Luckily, my wife outperforms male peers and leaves them babbling about breast envy, gives birth to three beautiful daughters, flies business trips and attends conferences in the throes of pregnancy while battling nausea, morning sickness, incontinence, and bloated extremities. Despite my position as primary parent, my wife still can cook, clean, and nurture circles around me (although this may reflect more on my own incompetence).
Generally speaking, though, women, if they worked the same hours under the same conditions as men, would outperform them. Not only do they deserve equal pay, they should be given higher salaries. And, ahem, I’m not just saying that to flatter.
As for parenting, there are practical double standards concerning sons and daughters, especially interaction with the opposite sex. I will be the overprotective father. When I heard about the National Sex Offender Registry, I went online, plugged in our zip code and address, and discovered every neighborhood in Seattle is Pervert Central, the computer screen dotted by red, yellow, blue, and green dots indicating offenders of various levels. Every icon represented a male, except for one: Mary Kay Letourneau. She lives a couple miles away with her former student, Villi Fualaau. Though I am freaked out about the male predators, Mary Kay not so much. Unlike a male ex-con, she could live on our street and I’d be fine. Am I chauvinist?

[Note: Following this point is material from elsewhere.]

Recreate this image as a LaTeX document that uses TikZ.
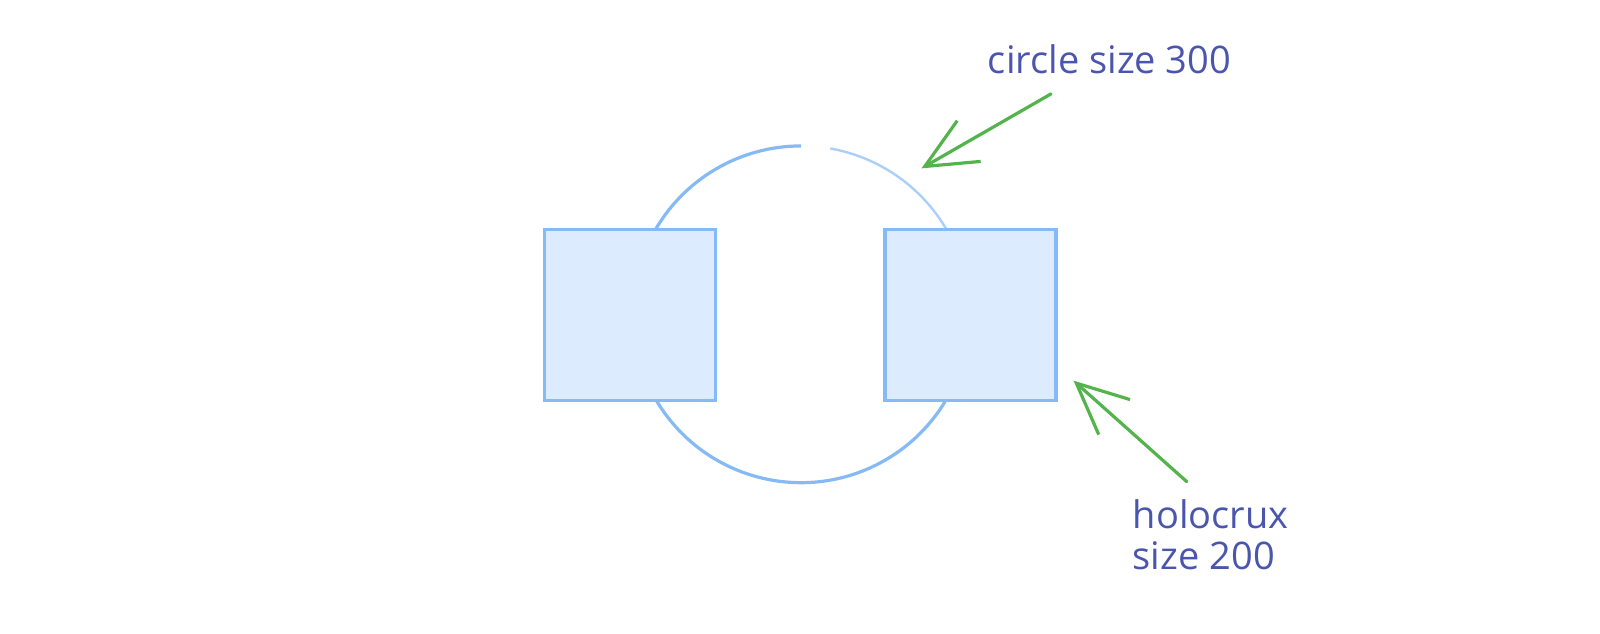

Then there is circumcision. Female circumcision, rightly called genital mutilation, is considered a human rights’ crime by the United Nations. Look no further than Alice Walker’s Possessing the Secret of Joy to witness the horrors of the practice. What about male circumcision? I have two younger sisters. One married a Norwegian, and the other married a Thai-American.; neither brother-in-law is circumcised. Between them I have three nephews, also uncircumcised. I am circumcised, and my wife and I had decided our sons would be, though this turned out moot. Extra sensitivity and a few millimeters added may have benefits, but, like most satisfied circumcised males, I do not claim to be a victim of genital mutilation. Talking to my sisters, though, you would think men suffer equally under the knife. They have taken the positions of their husbands, that circumcision inflicts pain and contradicts nature. I back the parental right to be pro-choice on this one.
I’ll concede standards makes sense occasionally, college entrance requirements, for one, although I suspect, when future science determines men intellectually inferior, there will be a twisted form of affirmative action and universities will favor men with lower scores. Still, I shout, in the name of expedience, that we should embrace the double standard without compunction.

When you say it, it makes so much sense… But could be biased.
On one point I beg to differ.
I spent a year as a stage manager of a small-medium venue.
The women’s bathroom was always UNBELIEVABLE following a show. Like chimpanzees had engaged in a territory fight over the rotting carcass of a plantain tree.
We talked about this post in my Women’s Psyc class yesterday. It was perfectly fitting and my professor loved it.